Donc les amendements 52, 53 et 54 visent à annuler cette dérogation exceptionnelle, ce qui veut dire qu’en cas de signature de la convention fin mars, puis contrôle puis parution au Journal Officiel, nous n’aurons pas de revalorisations avant le 1er novembre 2023 !
Et même mieux, selon l’un ou l’autre de ces amendements, l’applications serait retardée sine die :

Le présent amendement vise à permettre aux ministres chargés de la sécurité sociale et de la santé de s’opposer à l’entrée en vigueur d’une convention dont les conséquences financières remettraient en cause de manière substantielle la trajectoire des dépenses d’assurance maladie votée par le Parlement.

Traduction : S’il y a trop de dépenses de santé, le ministre de la santé peut s’opposer aux revalorisations.

ou

Comme le constatait la Cour des comptes dans le RALFSS 2022, les conséquences des conventions médicales sont insuffisamment évaluées et suivies et ne sont pas constatées en temps utile par le Parlement. 

Cet amendement vise ainsi à remplacer, dans le code de la sécurité sociale, le délai de six mois nécessaire avant l’entrée en vigueur d’une mesure conventionnelle dépensière, par une condition tenant à l’adoption d’un projet de loi de financement tenant compte des conséquences des mesures dépensières sur la trajectoire des dépenses d’assurance maladie.
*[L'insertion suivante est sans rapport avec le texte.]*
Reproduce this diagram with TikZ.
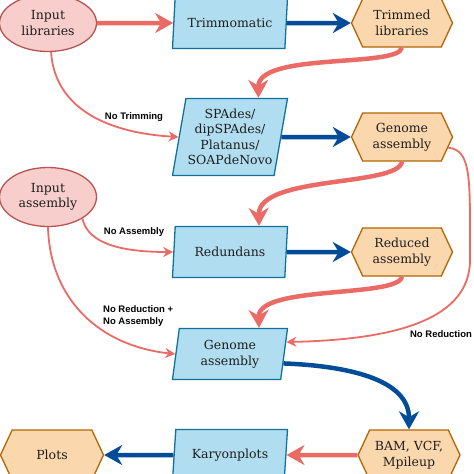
\documentclass[tikz,border=0pt]{standalone}
\usepackage{fontspec}
\setmainfont{DejaVu Serif}
\setsansfont{Liberation Sans}
\usetikzlibrary{arrows.meta,positioning,shapes.geometric,shapes.symbols}
\definecolor{flowred}{HTML}{EA6B66}
\definecolor{flowblue}{HTML}{004C99}
\definecolor{inpfill}{HTML}{F8CECC}
\definecolor{inpline}{HTML}{B85450}
\definecolor{toolfill}{HTML}{B1DDF0}
\definecolor{toolline}{HTML}{10739E}
\definecolor{datafill}{HTML}{FAD7AC}
\definecolor{dataline}{HTML}{B46504}
\definecolor{ink}{HTML}{1E1E1E}

\begin{document}
\begin{tikzpicture}[x=1pt,y=1pt]
  \tikzstyle{inp}=[ellipse,draw=inpline,line width=1.3pt,fill=inpfill,text=ink,minimum width=97pt,minimum height=57pt,inner sep=0pt,align=center,font=\fontsize{12.5}{15.5}\selectfont]
  \tikzstyle{tool}=[trapezium,trapezium left angle=77,trapezium right angle=103,trapezium stretches body,draw=toolline,line width=1.3pt,fill=toolfill,text=ink,minimum width=115pt,minimum height=51pt,inner sep=1pt,align=center,font=\fontsize{12.5}{15.5}\selectfont]
  \tikzstyle{data}=[signal,signal to=east and west,signal pointer angle=130,draw=dataline,line width=1.3pt,fill=datafill,text=ink,minimum width=101pt,minimum height=48pt,inner sep=1pt,align=center,font=\fontsize{12.5}{15.5}\selectfont]
  \tikzstyle{fat}=[line width=4.5pt,-{Stealth[length=18pt,width=20pt]}]
  \tikzstyle{skip}=[line width=1.8pt,flowred,-{Stealth[length=10pt,width=10pt]}]
  \tikzstyle{lbl}=[font=\sffamily\bfseries\fontsize{9.5}{11.5}\selectfont,text=black,inner sep=0pt]
  \useasboundingbox (0,0) rectangle (474,-474);
  \node[inp] (inlib) at (48,-23) {Input\\libraries};
  \node[tool] (trim) at (230,-23) {Trimmomatic};
  \node[data] (tlib) at (402,-23) {Trimmed\\libraries};
  \node[tool,minimum height=77pt] (spades) at (230,-137) {SPAdes/\\dipSPAdes/\\Platanus/\\SOAPdeNovo};
  \node[data] (gasm) at (402,-137) {Genome\\assembly};
  \node[inp,minimum height=59pt] (inasm) at (48,-197) {Input\\assembly};
  \node[tool] (redun) at (230,-252) {Redundans};
  \node[data] (redasm) at (402,-252) {Reduced\\assembly};
  \node[tool] (gen) at (230,-354) {Genome\\assembly};
  \node[data,minimum width=102pt,minimum height=50pt] (bam) at (409,-455) {BAM, VCF,\\Mpileup};
  \node[tool] (karyo) at (230,-455) {Karyonplots};
  \node[data,minimum width=103pt,minimum height=50pt] (plots) at (52,-455) {Plots};
  \node[lbl] (lnotrim) at (134,-117) {No Trimming};
  \node[lbl] (lnoasm) at (134,-232) {No Assembly};
  \node[lbl,anchor=west,align=left] (lnoredasm) at (103,-316) {No Reduction +\\No Assembly};
  \node[lbl] (lnored) at (441,-334) {No Reduction};
  \draw[fat,flowred] (inlib) -- (trim);
  \draw[fat,flowblue] (trim) -- (tlib);
  \draw[fat,flowred] (tlib.south) .. controls (398,-68) and (258,-52) .. (spades.54);
  \draw[fat,flowblue] (spades) -- (gasm);
  \draw[fat,flowred] (gasm.south) .. controls (398,-187) and (258,-175) .. (redun.42);
  \draw[fat,flowblue] (redun) -- (redasm);
  \draw[fat,flowred] (redasm.south) .. controls (398,-298) and (258,-285) .. (gen.42);
  \draw[fat,flowblue] (gen.-10) .. controls (350,-366) and (409,-380) .. (bam.north);
  \draw[fat,flowred] (bam) -- (karyo);
  \draw[fat,flowblue] (karyo) -- (plots);
  \draw[skip] (inlib.-84) .. controls (55,-110) and (110,-133) .. (spades.west);
  \draw[skip] (inasm.-32) .. controls (88,-245) and (125,-252) .. (redun.west);
  \draw[skip] (inasm.south) .. controls (50,-300) and (100,-346) .. (gen.west);
  \draw[skip] (gasm.-13) .. controls (472,-150) and (470,-180) .. (470,-260) .. controls (470,-325) and (380,-340) .. (gen.12);
\end{tikzpicture}
\end{document}
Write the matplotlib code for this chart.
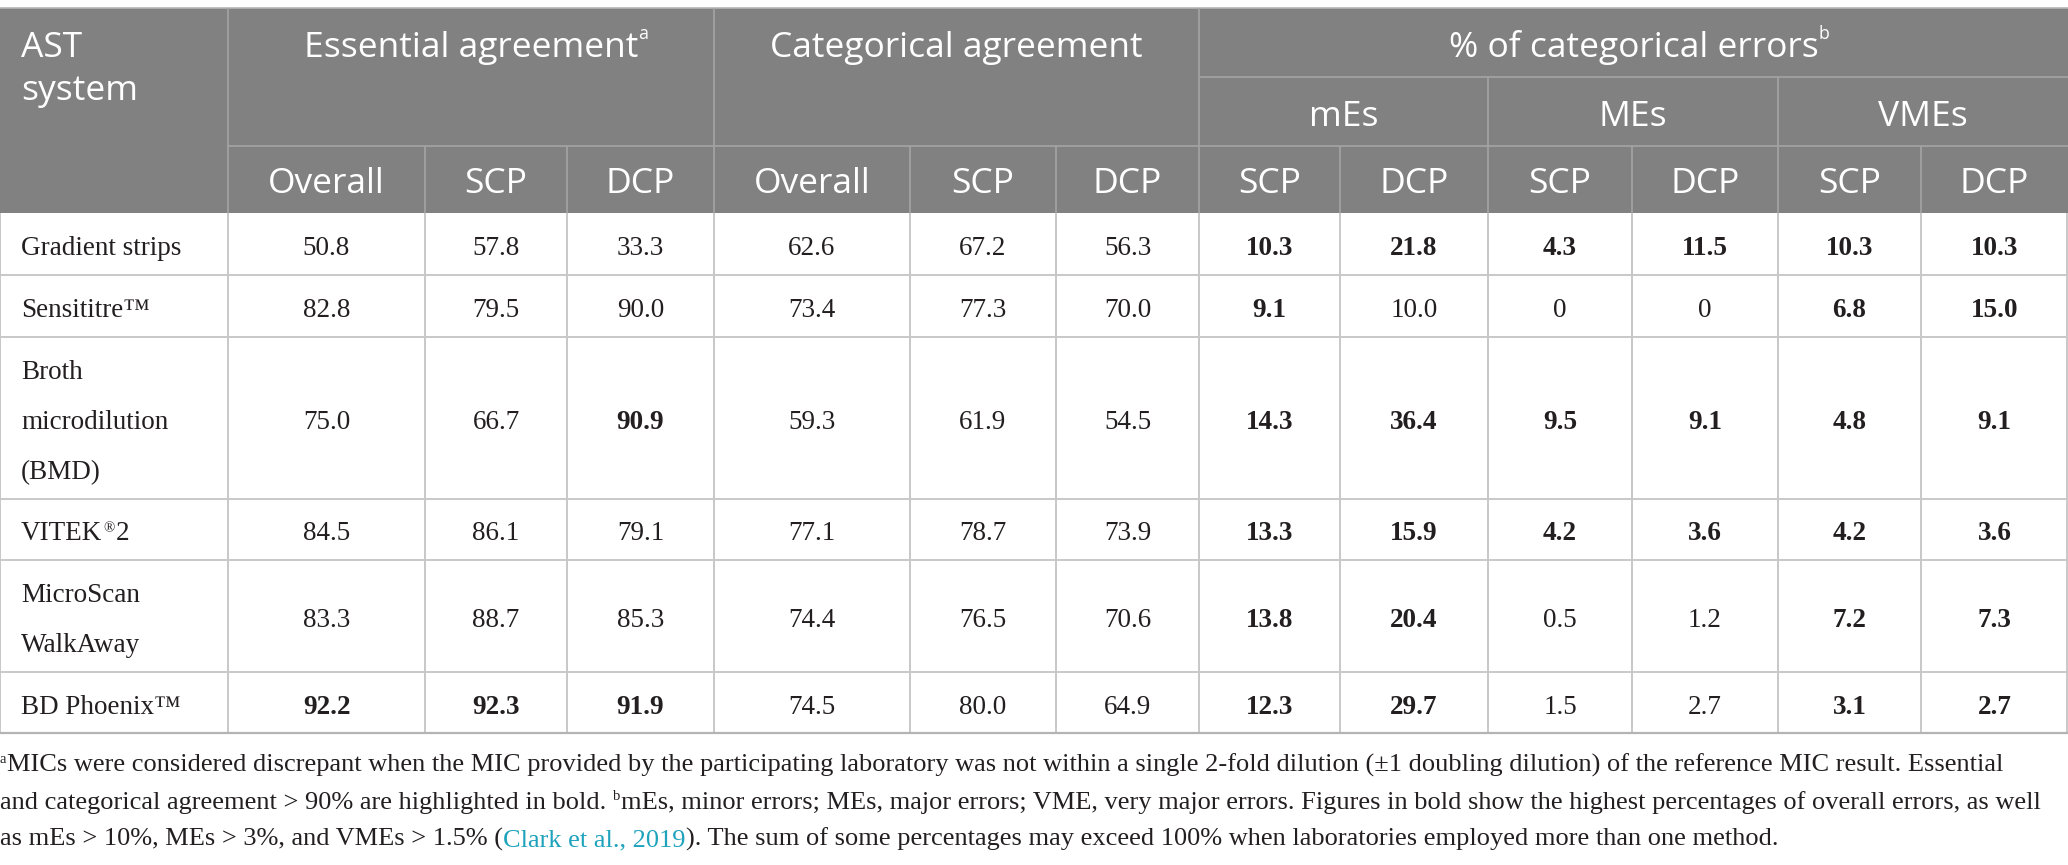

Traduction : il faut évaluer l’impact de la convention et faire valider par une Loi de Finance de la Sécurité Sociale … donc pas avant 2024, si la LFSS 2024 l’autorise !

ou

Cet amendement vise à supprimer cet alinéa. Le Parlement ne sera en mesure de se prononcer sur l’application immédiate de ces mesures que lorsque celles-ci auront été négociées et estimées. Le Gouvernement pourra alors inclure une telle disposition dans un projet de loi.

Traduction : les médecins coûtent trop cher, on les laisse négocier et on signe ce qu’ils veulent. Mais alors qu’habituellement les Conventions sont publiées par décret, la prochaine devrait faire l’objet d’une discussion parlementaire et être votée par l’Assemblée dans le cadre d’une loi.

Je ne sais pas quelle version est la plus inacceptable !

Dans les 3 cas, notez bien que seules les revalorisations sont impactées. Toutes les obligations pour les médecins inhérentes à la Convention sont elles d’application immédiate dès sa parution au Journal Officiel ! Donc les enquiquinements … sans le miel pour les faire passer

 

Alors bien évidemment ces trois séries d’amendements ne sont pas encore actées ! elles doivent d’abord être votées par le Sénat en séance, puis repasser à l’Assemblée Nationale qui aura le dernier mot.

Mais ça risque de donner des idées à certains parlementaires et ça illustre bien la place que la médecine libérale occupe dans l’esprit de nos chers parlementaires : inutile, trop chère, et devant impérativement être mise sous tutelle.